--- Exercise ---
Pull out the lines running from the one with "Rebuild this diagram" to the one with "(0,0) rectangle (1200,1553);", inclusive, word for word. Drop any picture.

○ ○ ○ ○

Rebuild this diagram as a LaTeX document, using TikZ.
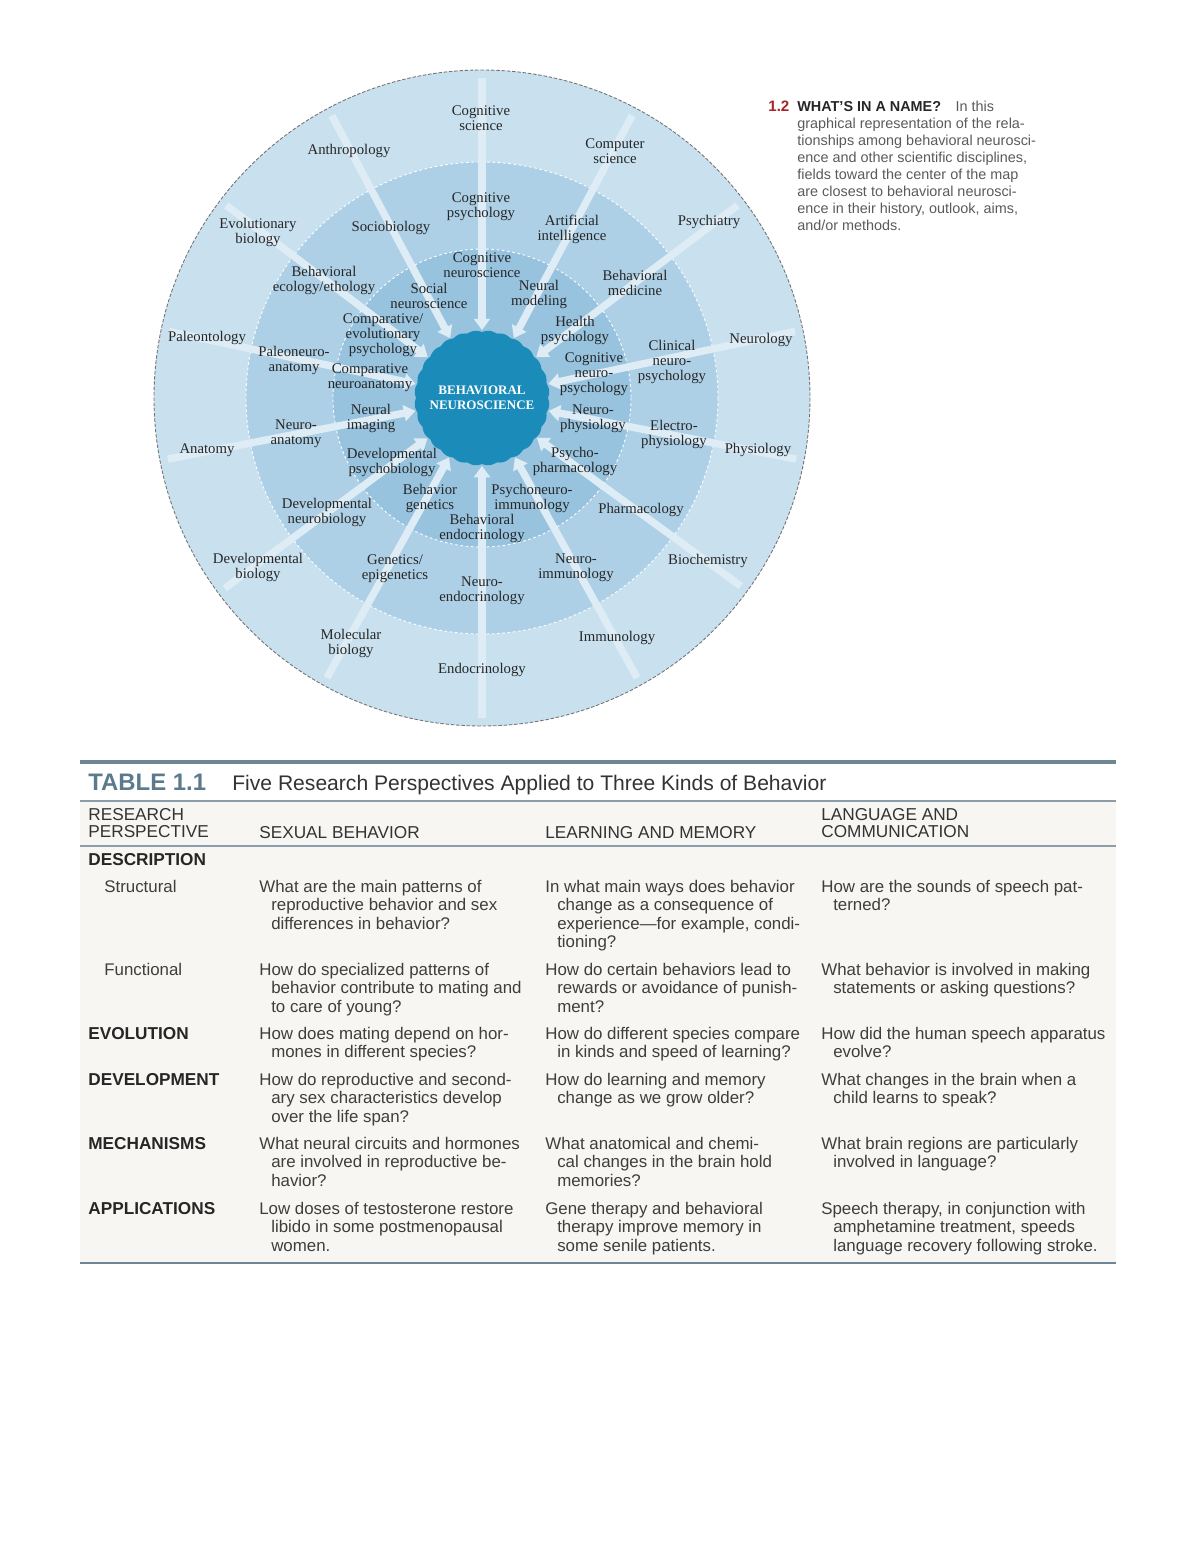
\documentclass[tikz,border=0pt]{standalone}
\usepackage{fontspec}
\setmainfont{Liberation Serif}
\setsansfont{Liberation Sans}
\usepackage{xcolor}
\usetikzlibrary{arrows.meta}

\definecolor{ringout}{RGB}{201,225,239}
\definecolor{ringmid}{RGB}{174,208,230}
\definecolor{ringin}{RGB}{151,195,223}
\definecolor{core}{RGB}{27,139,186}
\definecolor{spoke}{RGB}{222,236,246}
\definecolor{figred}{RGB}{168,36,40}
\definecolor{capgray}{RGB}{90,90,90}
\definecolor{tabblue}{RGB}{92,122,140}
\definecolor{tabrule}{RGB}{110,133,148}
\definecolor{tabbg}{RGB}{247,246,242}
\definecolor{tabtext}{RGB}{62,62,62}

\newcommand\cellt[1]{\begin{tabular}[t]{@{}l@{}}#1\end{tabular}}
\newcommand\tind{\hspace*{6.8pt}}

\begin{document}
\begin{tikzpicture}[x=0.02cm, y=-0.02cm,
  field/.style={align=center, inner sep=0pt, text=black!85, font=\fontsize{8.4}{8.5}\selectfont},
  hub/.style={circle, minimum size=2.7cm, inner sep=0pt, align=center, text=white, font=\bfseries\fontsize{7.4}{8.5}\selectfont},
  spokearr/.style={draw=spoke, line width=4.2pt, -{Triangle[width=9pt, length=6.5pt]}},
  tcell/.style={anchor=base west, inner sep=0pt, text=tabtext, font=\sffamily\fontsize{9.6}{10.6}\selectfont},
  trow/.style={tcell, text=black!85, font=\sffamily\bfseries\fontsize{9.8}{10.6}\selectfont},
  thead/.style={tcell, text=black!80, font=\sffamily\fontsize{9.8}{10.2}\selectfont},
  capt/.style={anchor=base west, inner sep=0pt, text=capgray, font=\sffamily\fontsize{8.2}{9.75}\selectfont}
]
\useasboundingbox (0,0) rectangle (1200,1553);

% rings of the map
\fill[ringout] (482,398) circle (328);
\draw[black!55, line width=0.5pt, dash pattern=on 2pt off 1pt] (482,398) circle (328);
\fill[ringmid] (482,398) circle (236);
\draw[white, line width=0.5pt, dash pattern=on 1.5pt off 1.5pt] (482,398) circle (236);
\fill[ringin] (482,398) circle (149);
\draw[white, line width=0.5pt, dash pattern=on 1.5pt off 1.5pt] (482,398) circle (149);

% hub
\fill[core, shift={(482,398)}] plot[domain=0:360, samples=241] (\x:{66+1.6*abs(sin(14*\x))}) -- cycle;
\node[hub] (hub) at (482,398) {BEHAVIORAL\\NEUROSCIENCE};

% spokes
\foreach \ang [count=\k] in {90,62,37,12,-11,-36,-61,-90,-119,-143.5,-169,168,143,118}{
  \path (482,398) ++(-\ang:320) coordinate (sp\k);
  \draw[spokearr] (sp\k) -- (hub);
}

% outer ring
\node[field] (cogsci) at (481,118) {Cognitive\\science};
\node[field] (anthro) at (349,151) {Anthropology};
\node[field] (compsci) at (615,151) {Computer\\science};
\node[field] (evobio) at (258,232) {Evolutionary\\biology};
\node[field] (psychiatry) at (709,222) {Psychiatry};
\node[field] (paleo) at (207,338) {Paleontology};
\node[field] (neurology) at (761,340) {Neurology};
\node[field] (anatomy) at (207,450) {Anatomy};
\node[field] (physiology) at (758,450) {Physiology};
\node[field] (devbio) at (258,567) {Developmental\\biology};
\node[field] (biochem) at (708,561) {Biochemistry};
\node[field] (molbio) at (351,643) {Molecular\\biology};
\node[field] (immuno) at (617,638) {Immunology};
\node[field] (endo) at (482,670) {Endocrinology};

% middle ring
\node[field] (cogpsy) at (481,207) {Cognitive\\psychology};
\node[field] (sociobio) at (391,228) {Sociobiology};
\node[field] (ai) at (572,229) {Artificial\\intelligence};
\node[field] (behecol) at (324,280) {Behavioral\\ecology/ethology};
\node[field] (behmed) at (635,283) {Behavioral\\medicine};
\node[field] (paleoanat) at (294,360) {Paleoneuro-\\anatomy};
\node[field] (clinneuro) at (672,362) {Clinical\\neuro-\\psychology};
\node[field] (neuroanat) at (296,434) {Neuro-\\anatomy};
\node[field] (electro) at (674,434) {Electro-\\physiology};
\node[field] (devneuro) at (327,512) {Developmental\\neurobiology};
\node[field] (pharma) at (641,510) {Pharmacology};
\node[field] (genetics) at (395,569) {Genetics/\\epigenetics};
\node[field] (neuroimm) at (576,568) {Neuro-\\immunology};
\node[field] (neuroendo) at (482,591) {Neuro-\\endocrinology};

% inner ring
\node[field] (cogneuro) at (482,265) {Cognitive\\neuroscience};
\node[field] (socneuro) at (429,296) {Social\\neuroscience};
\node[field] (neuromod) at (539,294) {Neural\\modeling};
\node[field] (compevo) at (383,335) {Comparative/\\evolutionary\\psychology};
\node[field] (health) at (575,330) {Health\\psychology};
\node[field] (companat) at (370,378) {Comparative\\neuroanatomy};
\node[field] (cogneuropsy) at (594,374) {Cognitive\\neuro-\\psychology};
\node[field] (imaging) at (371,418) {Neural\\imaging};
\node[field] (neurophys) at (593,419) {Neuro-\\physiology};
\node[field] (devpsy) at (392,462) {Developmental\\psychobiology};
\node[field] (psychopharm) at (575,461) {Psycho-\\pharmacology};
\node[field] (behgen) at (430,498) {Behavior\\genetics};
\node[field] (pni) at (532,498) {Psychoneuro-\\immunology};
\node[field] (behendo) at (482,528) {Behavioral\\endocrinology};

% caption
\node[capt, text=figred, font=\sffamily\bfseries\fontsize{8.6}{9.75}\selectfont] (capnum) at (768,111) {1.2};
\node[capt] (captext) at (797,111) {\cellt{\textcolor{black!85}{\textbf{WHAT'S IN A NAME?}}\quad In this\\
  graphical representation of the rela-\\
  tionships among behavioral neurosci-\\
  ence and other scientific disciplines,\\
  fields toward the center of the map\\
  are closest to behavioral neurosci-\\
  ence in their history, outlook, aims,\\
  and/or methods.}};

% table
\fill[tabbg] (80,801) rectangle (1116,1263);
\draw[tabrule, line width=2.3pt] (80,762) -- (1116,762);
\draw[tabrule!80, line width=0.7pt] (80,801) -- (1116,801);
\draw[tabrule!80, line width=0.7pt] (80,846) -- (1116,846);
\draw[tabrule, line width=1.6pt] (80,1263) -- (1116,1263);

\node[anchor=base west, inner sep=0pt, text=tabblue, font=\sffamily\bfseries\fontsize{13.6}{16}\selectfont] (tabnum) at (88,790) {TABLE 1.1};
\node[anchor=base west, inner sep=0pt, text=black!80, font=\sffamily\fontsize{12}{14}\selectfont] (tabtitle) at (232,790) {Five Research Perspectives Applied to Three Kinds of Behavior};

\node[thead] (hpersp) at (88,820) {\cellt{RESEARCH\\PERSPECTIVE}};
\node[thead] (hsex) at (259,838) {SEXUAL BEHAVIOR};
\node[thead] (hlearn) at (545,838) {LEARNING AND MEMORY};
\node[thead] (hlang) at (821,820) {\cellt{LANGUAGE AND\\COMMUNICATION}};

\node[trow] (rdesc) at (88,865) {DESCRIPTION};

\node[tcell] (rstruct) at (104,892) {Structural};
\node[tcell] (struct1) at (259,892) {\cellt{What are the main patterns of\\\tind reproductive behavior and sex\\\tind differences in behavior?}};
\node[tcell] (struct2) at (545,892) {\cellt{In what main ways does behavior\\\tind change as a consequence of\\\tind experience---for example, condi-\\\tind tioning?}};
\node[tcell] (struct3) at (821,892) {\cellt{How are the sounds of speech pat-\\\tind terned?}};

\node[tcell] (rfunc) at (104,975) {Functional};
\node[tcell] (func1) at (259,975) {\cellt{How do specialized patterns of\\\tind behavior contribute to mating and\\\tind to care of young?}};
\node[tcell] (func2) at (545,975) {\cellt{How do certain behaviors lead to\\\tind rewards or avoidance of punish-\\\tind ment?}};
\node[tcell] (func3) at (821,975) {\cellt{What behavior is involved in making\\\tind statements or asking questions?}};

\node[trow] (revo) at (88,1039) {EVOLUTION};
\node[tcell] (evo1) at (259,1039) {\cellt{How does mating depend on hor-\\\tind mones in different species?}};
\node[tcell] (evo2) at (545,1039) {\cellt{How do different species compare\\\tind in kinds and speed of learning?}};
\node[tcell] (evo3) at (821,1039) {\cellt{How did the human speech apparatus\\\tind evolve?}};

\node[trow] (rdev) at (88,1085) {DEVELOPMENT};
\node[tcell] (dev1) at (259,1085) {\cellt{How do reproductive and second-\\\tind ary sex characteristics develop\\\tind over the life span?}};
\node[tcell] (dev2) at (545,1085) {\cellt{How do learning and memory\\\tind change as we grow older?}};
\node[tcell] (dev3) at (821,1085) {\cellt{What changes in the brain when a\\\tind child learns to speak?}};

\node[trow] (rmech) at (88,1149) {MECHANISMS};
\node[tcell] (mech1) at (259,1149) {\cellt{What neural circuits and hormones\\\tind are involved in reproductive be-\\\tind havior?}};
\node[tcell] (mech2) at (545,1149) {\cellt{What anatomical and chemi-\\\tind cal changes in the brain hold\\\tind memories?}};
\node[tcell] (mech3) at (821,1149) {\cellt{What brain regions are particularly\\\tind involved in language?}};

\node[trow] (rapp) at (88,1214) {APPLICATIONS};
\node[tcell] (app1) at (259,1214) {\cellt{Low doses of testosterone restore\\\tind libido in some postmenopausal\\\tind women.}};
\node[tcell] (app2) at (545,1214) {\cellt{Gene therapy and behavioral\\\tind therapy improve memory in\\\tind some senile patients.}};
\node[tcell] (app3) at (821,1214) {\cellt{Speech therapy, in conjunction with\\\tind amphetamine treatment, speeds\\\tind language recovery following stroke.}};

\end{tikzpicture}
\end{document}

○ ○ ○ ○

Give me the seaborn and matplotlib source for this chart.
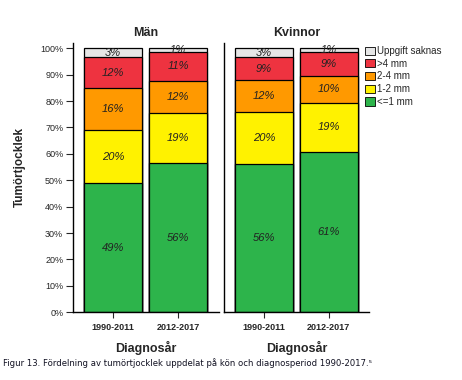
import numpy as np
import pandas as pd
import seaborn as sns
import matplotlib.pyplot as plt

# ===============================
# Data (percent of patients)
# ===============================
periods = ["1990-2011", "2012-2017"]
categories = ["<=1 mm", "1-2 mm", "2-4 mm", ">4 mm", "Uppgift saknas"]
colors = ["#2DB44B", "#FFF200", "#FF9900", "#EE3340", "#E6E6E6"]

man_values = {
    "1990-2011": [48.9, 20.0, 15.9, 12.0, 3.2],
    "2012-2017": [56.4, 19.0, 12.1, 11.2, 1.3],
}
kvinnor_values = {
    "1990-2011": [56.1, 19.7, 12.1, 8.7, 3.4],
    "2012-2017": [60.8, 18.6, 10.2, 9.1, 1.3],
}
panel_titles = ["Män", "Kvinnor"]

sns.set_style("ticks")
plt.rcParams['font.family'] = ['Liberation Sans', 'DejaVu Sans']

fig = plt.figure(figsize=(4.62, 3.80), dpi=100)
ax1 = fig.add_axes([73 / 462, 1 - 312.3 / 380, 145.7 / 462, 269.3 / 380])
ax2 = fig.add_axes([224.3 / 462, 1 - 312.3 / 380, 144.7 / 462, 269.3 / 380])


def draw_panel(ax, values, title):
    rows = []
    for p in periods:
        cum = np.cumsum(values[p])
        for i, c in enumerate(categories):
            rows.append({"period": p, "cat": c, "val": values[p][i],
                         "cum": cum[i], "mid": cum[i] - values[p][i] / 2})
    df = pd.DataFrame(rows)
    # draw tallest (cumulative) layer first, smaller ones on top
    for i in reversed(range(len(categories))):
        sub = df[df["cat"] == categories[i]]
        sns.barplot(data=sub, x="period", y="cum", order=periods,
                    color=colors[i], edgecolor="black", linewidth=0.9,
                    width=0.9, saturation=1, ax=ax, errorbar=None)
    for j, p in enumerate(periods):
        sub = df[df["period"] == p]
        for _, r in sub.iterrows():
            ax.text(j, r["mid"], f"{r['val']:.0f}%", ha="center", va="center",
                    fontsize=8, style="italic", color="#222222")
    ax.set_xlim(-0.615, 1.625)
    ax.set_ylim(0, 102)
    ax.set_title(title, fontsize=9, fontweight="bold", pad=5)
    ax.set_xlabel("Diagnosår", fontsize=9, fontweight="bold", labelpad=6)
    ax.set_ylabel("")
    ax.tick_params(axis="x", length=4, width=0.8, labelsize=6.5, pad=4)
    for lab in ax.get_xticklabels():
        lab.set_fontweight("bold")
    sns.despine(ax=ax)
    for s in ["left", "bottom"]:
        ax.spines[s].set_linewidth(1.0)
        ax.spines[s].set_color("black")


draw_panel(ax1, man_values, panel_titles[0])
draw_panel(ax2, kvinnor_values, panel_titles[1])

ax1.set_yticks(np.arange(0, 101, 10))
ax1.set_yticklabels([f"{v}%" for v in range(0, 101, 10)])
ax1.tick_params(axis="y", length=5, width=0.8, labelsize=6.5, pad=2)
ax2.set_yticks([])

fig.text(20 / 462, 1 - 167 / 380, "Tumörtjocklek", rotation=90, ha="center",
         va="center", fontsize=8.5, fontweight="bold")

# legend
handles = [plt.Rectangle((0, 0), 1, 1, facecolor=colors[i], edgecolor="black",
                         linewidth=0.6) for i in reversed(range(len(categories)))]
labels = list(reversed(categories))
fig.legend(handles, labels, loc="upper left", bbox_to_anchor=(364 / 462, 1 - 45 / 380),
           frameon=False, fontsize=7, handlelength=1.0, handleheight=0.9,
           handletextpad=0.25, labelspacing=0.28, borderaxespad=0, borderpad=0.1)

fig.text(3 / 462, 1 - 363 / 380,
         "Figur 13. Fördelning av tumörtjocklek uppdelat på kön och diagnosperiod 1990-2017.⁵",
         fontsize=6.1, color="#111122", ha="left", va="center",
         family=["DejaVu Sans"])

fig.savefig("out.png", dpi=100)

○ ○ ○ ○

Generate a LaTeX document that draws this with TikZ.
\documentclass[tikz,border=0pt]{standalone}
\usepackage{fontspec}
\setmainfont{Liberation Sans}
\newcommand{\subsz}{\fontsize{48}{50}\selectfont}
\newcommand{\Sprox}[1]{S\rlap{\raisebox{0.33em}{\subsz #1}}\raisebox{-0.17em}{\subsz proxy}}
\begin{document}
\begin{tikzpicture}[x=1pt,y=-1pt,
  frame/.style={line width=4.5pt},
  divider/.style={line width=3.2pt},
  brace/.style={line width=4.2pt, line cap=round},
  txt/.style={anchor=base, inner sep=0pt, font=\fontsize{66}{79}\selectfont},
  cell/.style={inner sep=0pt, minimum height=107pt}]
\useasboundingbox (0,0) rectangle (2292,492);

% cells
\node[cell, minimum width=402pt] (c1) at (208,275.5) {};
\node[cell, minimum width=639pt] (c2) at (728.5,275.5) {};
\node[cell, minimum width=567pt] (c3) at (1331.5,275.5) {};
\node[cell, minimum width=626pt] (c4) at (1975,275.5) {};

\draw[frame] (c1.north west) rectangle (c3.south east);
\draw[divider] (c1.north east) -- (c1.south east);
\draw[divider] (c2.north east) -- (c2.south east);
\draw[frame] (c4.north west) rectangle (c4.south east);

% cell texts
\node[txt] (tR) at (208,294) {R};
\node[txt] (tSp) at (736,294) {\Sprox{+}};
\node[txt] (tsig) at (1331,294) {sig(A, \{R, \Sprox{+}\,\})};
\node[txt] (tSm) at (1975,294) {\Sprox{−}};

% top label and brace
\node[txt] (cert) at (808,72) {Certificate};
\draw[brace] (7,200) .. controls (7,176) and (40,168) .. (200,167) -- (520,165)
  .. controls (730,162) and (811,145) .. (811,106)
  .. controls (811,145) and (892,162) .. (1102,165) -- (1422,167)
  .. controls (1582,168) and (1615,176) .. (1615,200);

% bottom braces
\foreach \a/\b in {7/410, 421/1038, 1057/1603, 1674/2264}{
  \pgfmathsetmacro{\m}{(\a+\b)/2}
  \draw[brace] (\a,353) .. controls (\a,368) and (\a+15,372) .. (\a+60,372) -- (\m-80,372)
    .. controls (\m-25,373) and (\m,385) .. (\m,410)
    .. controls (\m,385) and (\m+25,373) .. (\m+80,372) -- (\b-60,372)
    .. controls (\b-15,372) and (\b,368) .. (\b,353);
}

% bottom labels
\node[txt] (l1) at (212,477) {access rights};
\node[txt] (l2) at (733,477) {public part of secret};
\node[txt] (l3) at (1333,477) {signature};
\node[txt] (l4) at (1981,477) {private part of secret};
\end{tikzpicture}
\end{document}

○ ○ ○ ○

--- Written answer ---
Rebuild this diagram as a LaTeX document, using TikZ.
\documentclass[tikz,border=0pt]{standalone}
\usepackage{fontspec}
\setmainfont{Liberation Serif}
\setsansfont{Liberation Sans}
\usepackage{xcolor}
\usetikzlibrary{arrows.meta}

\definecolor{ringout}{RGB}{201,225,239}
\definecolor{ringmid}{RGB}{174,208,230}
\definecolor{ringin}{RGB}{151,195,223}
\definecolor{core}{RGB}{27,139,186}
\definecolor{spoke}{RGB}{222,236,246}
\definecolor{figred}{RGB}{168,36,40}
\definecolor{capgray}{RGB}{90,90,90}
\definecolor{tabblue}{RGB}{92,122,140}
\definecolor{tabrule}{RGB}{110,133,148}
\definecolor{tabbg}{RGB}{247,246,242}
\definecolor{tabtext}{RGB}{62,62,62}

\newcommand\cellt[1]{\begin{tabular}[t]{@{}l@{}}#1\end{tabular}}
\newcommand\tind{\hspace*{6.8pt}}

\begin{document}
\begin{tikzpicture}[x=0.02cm, y=-0.02cm,
  field/.style={align=center, inner sep=0pt, text=black!85, font=\fontsize{8.4}{8.5}\selectfont},
  hub/.style={circle, minimum size=2.7cm, inner sep=0pt, align=center, text=white, font=\bfseries\fontsize{7.4}{8.5}\selectfont},
  spokearr/.style={draw=spoke, line width=4.2pt, -{Triangle[width=9pt, length=6.5pt]}},
  tcell/.style={anchor=base west, inner sep=0pt, text=tabtext, font=\sffamily\fontsize{9.6}{10.6}\selectfont},
  trow/.style={tcell, text=black!85, font=\sffamily\bfseries\fontsize{9.8}{10.6}\selectfont},
  thead/.style={tcell, text=black!80, font=\sffamily\fontsize{9.8}{10.2}\selectfont},
  capt/.style={anchor=base west, inner sep=0pt, text=capgray, font=\sffamily\fontsize{8.2}{9.75}\selectfont}
]
\useasboundingbox (0,0) rectangle (1200,1553);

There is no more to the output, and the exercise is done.